• [WHAT THE EXERCISE ASKS] Look for the string "matplotlib" in the lines and copy each line that has it.

• [DATA EXTRACT]
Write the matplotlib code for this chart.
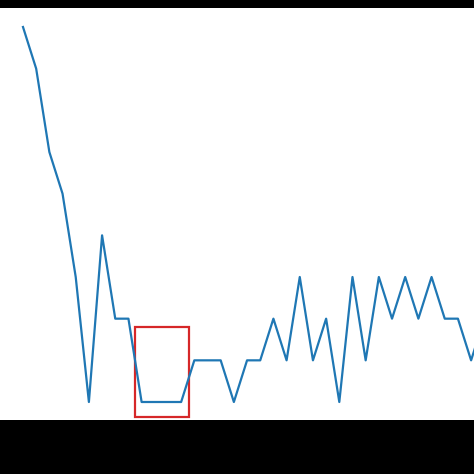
import matplotlib
matplotlib.use("Agg")
import matplotlib.pyplot as plt
from matplotlib.patches import Rectangle

values = [9, 8, 6, 5, 3, 0, 4, 2, 2, 0, 0, 0, 0, 1, 1, 1, 0, 1, 1, 2,
          1, 3, 1, 2, 0, 3, 1, 3, 2, 3, 2, 3, 2, 2, 1, 2]
steps = list(range(len(values)))

highlight_x = (8.5, 12.6)
highlight_y = (-0.36, 1.8)

fig = plt.figure(figsize=(4.74, 4.74), dpi=100, facecolor="black")
ax = fig.add_axes([0, 54 / 474, 1, 412 / 474])
ax.set_facecolor("white")
ax.plot(steps, values, color="#1f77b4", linewidth=1.6)
ax.add_patch(Rectangle((highlight_x[0], highlight_y[0]),
                       highlight_x[1] - highlight_x[0],
                       highlight_y[1] - highlight_y[0],
                       fill=False, edgecolor="#d62728", linewidth=1.6))
ax.set_xlim(-1.745, 34.22)
ax.set_ylim(-0.432, 9.456)
for s in ax.spines.values():
    s.set_visible(False)
ax.set_xticks([])
ax.set_yticks([])
fig.savefig("out.png", dpi=100, facecolor="black")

• [EXERCISE OUTPUT]
Write the matplotlib code for this chart.
import matplotlib
matplotlib.use("Agg")
import matplotlib.pyplot as plt
from matplotlib.patches import Rectangle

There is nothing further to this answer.